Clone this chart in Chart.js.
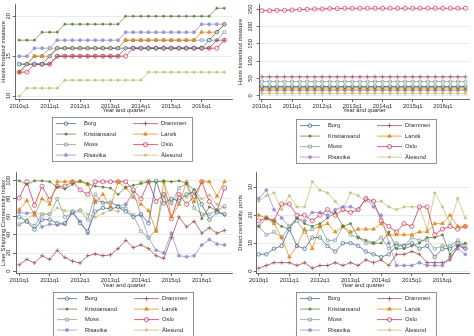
<!DOCTYPE html>
<html>
<head>
<meta charset="utf-8">
<script src="https://cdn.jsdelivr.net/npm/chart.js@4.4.1/dist/chart.umd.min.js"></script>
<style>
body { margin: 0; background: #fff; width: 474px; height: 336px; overflow: hidden; position: relative; }
canvas { position: absolute; }
</style>
</head>
<body>
<canvas id="foreland" width="237" height="168" style="left:0;top:0"></canvas>
<canvas id="hinterland" width="237" height="168" style="left:237px;top:0"></canvas>
<canvas id="lsci" width="237" height="168" style="left:0;top:168px"></canvas>
<canvas id="centrality" width="237" height="168" style="left:237px;top:168px"></canvas>
<script>
var ports = ['Borg', 'Drammen', 'Kristiansand', 'Larvik', 'Moss', 'Oslo', 'Risavika', 'Ålesund'];

var quarters = [];
for (var yr = 2010; yr <= 2016; yr++) {
    for (var q = 1; q <= 4; q++) quarters.push(yr + 'q' + q);
}
var xTickIdx = [0, 4, 8, 12, 16, 20, 24];

// Hanis foreland measure
var forelandBorg = [14,14,14,14,15,16,16,16,16,16,16,16,16,16,16,16,16,16,16,16,16,16,16,16,16,17,18,19];
var forelandDrammen = [13,14,14,14,14,15,15,15,15,15,15,15,15,15,16,16,16,16,16,16,16,16,16,16,16,16,17,17];
var forelandKristiansand = [17,17,17,18,18,18,19,19,19,19,19,19,19,19,20,20,20,20,20,20,20,20,20,20,20,20,21,21];
var forelandLarvik = [13,14,15,15,15,16,16,16,16,16,16,16,16,16,17,17,17,17,17,17,17,17,17,17,18,18,18,19];
var forelandMoss = [14,14,15,15,16,16,16,16,16,16,16,16,16,16,17,17,17,17,17,17,17,17,17,17,17,17,17,18];
var forelandOslo = [13,13,14,14,14,15,15,15,15,15,15,15,15,15,15,16,16,16,16,16,16,16,16,16,16,16,16,17];
var forelandRisavika = [15,15,16,16,16,17,17,17,17,17,17,17,17,17,18,18,18,18,18,18,18,18,18,18,19,19,19,19];
var forelandAlesund = [10,11,11,11,11,11,12,12,12,12,12,12,12,12,12,12,12,13,13,13,13,13,13,13,13,13,13,13];

// Hanis hinterland measure
var hinterBorg = [27,27,27,27,27,27,27,27,27,27,27,27,27,27,27,27,27,27,27,27,27,27,27,27,27,27,27,27];
var hinterDrammen = [55,55,55,55,55,55,55,55,55,55,55,55,55,55,55,55,55,55,55,55,55,55,55,55,55,55,55,55];
var hinterKristiansand = [25,25,25,25,25,25,25,25,25,25,25,25,25,25,25,25,25,25,25,25,25,25,25,25,25,25,25,25];
var hinterLarvik = [20,20,20,20,20,20,20,20,20,20,20,20,20,20,20,20,20,20,20,20,20,20,20,20,20,20,20,20];
var hinterMoss = [41,41,41,41,41,41,41,41,41,41,41,41,41,41,41,41,41,41,41,41,41,41,41,41,41,41,41,41];
var hinterOslo = [246,246,247,247,248,249,250,251,251,252,252,253,253,253,253,253,253,253,253,253,253,253,253,253,253,253,253,253];
var hinterRisavika = [16,16,16,16,16,16,16,16,16,16,16,16,16,16,16,16,16,16,16,16,16,16,16,16,16,16,16,16];
var hinterAlesund = [7,7,7,7,7,7,7,7,7,7,7,7,7,7,7,7,7,7,7,7,7,7,7,7,7,7,7,7];

// Liner Shipping Connectivity Index
var lsciBorg = [60,55,46,57,57,53,53,66,53,44,66,70,69,71,66,60,63,53,100,75,80,78,85,88,74,57,65,63];
var lsciDrammen = [7,13,9,17,13,23,15,11,9,17,19,17,18,25,34,26,29,25,17,14,37,60,49,55,42,48,42,45];
var lsciKristiansand = [100,96,100,100,99,93,91,96,100,97,94,93,92,85,93,95,97,99,99,100,99,100,97,90,58,71,67,62];
var lsciLarvik = [68,78,62,80,74,99,99,99,99,96,76,85,71,99,92,82,74,67,44,99,60,74,99,77,99,99,83,99];
var lsciMoss = [52,55,50,63,63,80,60,64,67,57,85,75,76,72,69,62,44,37,46,85,75,92,97,70,63,63,67,72];
var lsciOslo = [81,99,73,94,79,94,94,99,90,85,99,99,99,99,99,90,80,99,77,85,58,85,74,83,99,77,67,92];
var lsciRisavika = [65,64,65,49,52,51,52,65,55,42,78,76,76,72,74,88,62,37,23,20,42,17,16,17,29,35,30,29];
var lsciAlesund = [51,57,64,63,63,70,67,66,68,63,60,64,68,66,73,88,99,99,99,99,75,85,82,90,80,84,74,70];

// Direct centrality, ports
var centBorg = [6,6,8,9,15,9,8,12,12,9,7,10,10,9,7,6,5,6,9,9,10,8,9,5,8,8,10,8];
var centDrammen = [1,2,3,3,3,2,3,1,2,2,3,2,3,2,4,3,4,2,6,6,7,6,3,3,3,4,9,8];
var centKristiansand = [16,19,18,16,15,19,17,16,17,19,21,16,17,12,11,10,10,14,8,8,9,10,12,12,13,6,9,10];
var centLarvik = [20,19,17,12,5,9,15,8,16,17,14,16,14,15,15,15,17,13,13,13,13,14,14,17,17,20,16,16];
var centMoss = [16,13,14,12,16,18,14,15,16,11,11,16,13,12,10,10,12,8,10,9,12,11,11,8,9,9,11,9];
var centOslo = [18,19,18,24,24,20,20,18,20,22,20,22,21,22,26,25,18,16,14,17,16,23,23,13,15,16,15,16];
var centRisavika = [26,29,22,19,16,19,18,21,21,20,22,23,23,22,26,23,20,10,2,2,2,3,2,2,2,5,8,6];
var centAlesund = [25,27,28,22,27,23,23,32,29,28,25,22,28,27,25,25,25,23,22,23,23,23,15,28,23,17,26,19];

// stata s2color palette, slightly faded
var lineColors = ['rgba(26,71,111,0.7)', 'rgba(144,53,59,0.75)', 'rgba(85,117,47,0.75)', 'rgba(227,126,0,0.75)',
    'rgba(110,142,132,0.75)', 'rgba(193,5,52,0.7)', 'rgba(147,141,210,0.85)', 'rgba(202,194,126,0.9)'];
var markerFills = ['rgba(255,255,255,0.6)', 'rgba(144,53,59,0.75)', 'rgba(85,117,47,0.75)', 'rgba(227,126,0,0.75)',
    'rgba(255,255,255,0.6)', 'rgba(255,255,255,0.6)', 'rgba(147,141,210,0.85)', 'rgba(202,194,126,0.9)'];
var markerStyles = ['circle', 'cross', 'circle', 'triangle', 'rect', 'circle', 'circle', 'circle'];
var markerSizes = [1.8, 2.1, 1.1, 2.1, 2, 2.1, 1.5, 1.2];

var font = { family: '"Liberation Sans", Arial, sans-serif', size: 5.8 };
var inkColor = '#2a2a2a';

// two-column boxed legend under each panel
var portLegend = {
    id: 'portLegend',
    afterDraw: function (chart, args, opts) {
        var ctx = chart.ctx;
        var bx = opts.x, by = opts.y;
        ctx.save();
        ctx.strokeStyle = '#777';
        ctx.lineWidth = 0.8;
        ctx.strokeRect(bx + 0.5, by + 0.5, 140, 44);
        chart.data.datasets.forEach(function (ds, k) {
            var col = k % 2, row = Math.floor(k / 2);
            var lx = bx + (col ? 81 : 4), ly = by + 6.6 + row * 10.5;
            var len = col ? 25 : 20;
            ctx.strokeStyle = ds.borderColor;
            ctx.lineWidth = 0.9;
            ctx.beginPath();
            ctx.moveTo(lx, ly);
            ctx.lineTo(lx + len, ly);
            ctx.stroke();
            ctx.fillStyle = ds.pointBackgroundColor;
            ctx.strokeStyle = ds.pointBorderColor;
            Chart.helpers.drawPoint(ctx, { pointStyle: ds.pointStyle, radius: ds.pointRadius, borderWidth: 0.9, rotation: 0 }, lx + len / 2, ly);
            ctx.fillStyle = inkColor;
            ctx.font = font.size + 'px ' + font.family;
            ctx.textBaseline = 'middle';
            ctx.textAlign = 'left';
            ctx.fillText(ds.label, col ? bx + 109 : bx + 32, ly);
        });
        ctx.restore();
    }
};

function portChart(canvasId, panel) {
    var ctx = document.getElementById(canvasId).getContext('2d');
    var datasets = ports.map(function (name, k) {
        return {
            label: name,
            data: panel.values[k].map(function (v, i) { return { x: i, y: v }; }),
            borderColor: lineColors[k],
            backgroundColor: markerFills[k],
            pointBackgroundColor: markerFills[k],
            pointBorderColor: lineColors[k],
            pointStyle: markerStyles[k],
            pointRadius: markerSizes[k],
            pointBorderWidth: 0.8,
            borderWidth: 0.9,
            tension: 0,
            clip: false
        };
    });
    return new Chart(ctx, {
        type: 'line',
        data: { datasets: datasets },
        plugins: [portLegend],
        options: {
            responsive: false,
            animation: false,
            events: [],
            layout: { padding: panel.padding },
            plugins: {
                legend: { display: false },
                tooltip: { enabled: false },
                portLegend: panel.legend
            },
            scales: {
                x: {
                    type: 'linear',
                    min: panel.xMin,
                    max: panel.xMax,
                    afterBuildTicks: function (s) { s.ticks = xTickIdx.map(function (v) { return { value: v }; }); },
                    afterFit: function (s) { s.height = panel.xHeight; s.paddingLeft = 0; s.paddingRight = 0; },
                    ticks: {
                        autoSkip: false, minRotation: 0, maxRotation: 0, padding: 0.5,
                        color: inkColor, font: font,
                        callback: function (v) { return quarters[v]; }
                    },
                    grid: { drawOnChartArea: false, tickLength: 3, tickColor: '#444', color: '#444', lineWidth: 0.8 },
                    border: { display: true, color: '#444', width: 0.8 },
                    title: { display: true, text: 'Year and quarter', color: inkColor, font: font, padding: 0 }
                },
                y: {
                    min: panel.yMin,
                    max: panel.yMax,
                    afterBuildTicks: function (s) { s.ticks = panel.yTicks.map(function (v) { return { value: v }; }); },
                    afterFit: function (s) { s.width = panel.yWidth; s.paddingTop = 0; s.paddingBottom = 0; },
                    ticks: {
                        minRotation: 90, maxRotation: 90, crossAlign: 'center', padding: panel.yPad,
                        color: inkColor, font: font
                    },
                    grid: { color: '#e6e6e6', lineWidth: 0.8, tickLength: 3, tickColor: '#444' },
                    border: { display: true, color: '#444', width: 0.8 },
                    title: { display: true, text: panel.yTitle, color: inkColor, font: font, padding: 0 }
                }
            }
        }
    });
}

portChart('foreland', {
    values: [forelandBorg, forelandDrammen, forelandKristiansand, forelandLarvik, forelandMoss, forelandOslo, forelandRisavika, forelandAlesund],
    yTitle: 'Hanis foreland measure', yTicks: [10, 15, 20], yMin: 9.64, yMax: 21.43,
    xMin: -0.47, xMax: 28.03, yWidth: 15.7, yPad: 1.5, xHeight: 15,
    padding: { top: 0, right: 2, bottom: 54, left: 0 },
    legend: { x: 52, y: 117 }
});

portChart('hinterland', {
    values: [hinterBorg, hinterDrammen, hinterKristiansand, hinterLarvik, hinterMoss, hinterOslo, hinterRisavika, hinterAlesund],
    yTitle: 'Hanis hinterland measure', yTicks: [0, 50, 100, 150, 200, 250], yMin: -9.2, yMax: 263,
    xMin: -0.3, xMax: 27.5, yWidth: 22.7, yPad: 1.5, xHeight: 15,
    padding: { top: 0, right: 1, bottom: 54, left: 0 },
    legend: { x: 59, y: 119 }
});

portChart('lsci', {
    values: [lsciBorg, lsciDrammen, lsciKristiansand, lsciLarvik, lsciMoss, lsciOslo, lsciRisavika, lsciAlesund],
    yTitle: 'Liner Shipping Connectivity Index', yTicks: [0, 20, 40, 60, 80, 100], yMin: -2.1, yMax: 108.9,
    xMin: -0.43, xMax: 28.0, yWidth: 16, yPad: 0.2, xHeight: 15.5,
    padding: { top: 1, right: 2, bottom: 47.5, left: 0 },
    legend: { x: 53, y: 124 }
});

portChart('centrality', {
    values: [centBorg, centDrammen, centKristiansand, centLarvik, centMoss, centOslo, centRisavika, centAlesund],
    yTitle: 'Direct centrality, ports', yTicks: [0, 10, 20, 30], yMin: -0.7, yMax: 35.2,
    xMin: -0.26, xMax: 27.5, yWidth: 19.7, yPad: 0, xHeight: 15.5,
    padding: { top: 1, right: 1, bottom: 47.5, left: 0 },
    legend: { x: 59, y: 124 }
});
</script>
</body>
</html>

::::::::::

Your instructions >>
Without the pictures, return the listing above from its first line through the line that has "var xTickIdx = [0, 4, 8, 12, 16, 20, 24];".

Task answer >>
Clone this chart in Chart.js.
<!DOCTYPE html>
<html>
<head>
<meta charset="utf-8">
<script src="https://cdn.jsdelivr.net/npm/chart.js@4.4.1/dist/chart.umd.min.js"></script>
<style>
body { margin: 0; background: #fff; width: 474px; height: 336px; overflow: hidden; position: relative; }
canvas { position: absolute; }
</style>
</head>
<body>
<canvas id="foreland" width="237" height="168" style="left:0;top:0"></canvas>
<canvas id="hinterland" width="237" height="168" style="left:237px;top:0"></canvas>
<canvas id="lsci" width="237" height="168" style="left:0;top:168px"></canvas>
<canvas id="centrality" width="237" height="168" style="left:237px;top:168px"></canvas>
<script>
var ports = ['Borg', 'Drammen', 'Kristiansand', 'Larvik', 'Moss', 'Oslo', 'Risavika', 'Ålesund'];

var quarters = [];
for (var yr = 2010; yr <= 2016; yr++) {
    for (var q = 1; q <= 4; q++) quarters.push(yr + 'q' + q);
}
var xTickIdx = [0, 4, 8, 12, 16, 20, 24];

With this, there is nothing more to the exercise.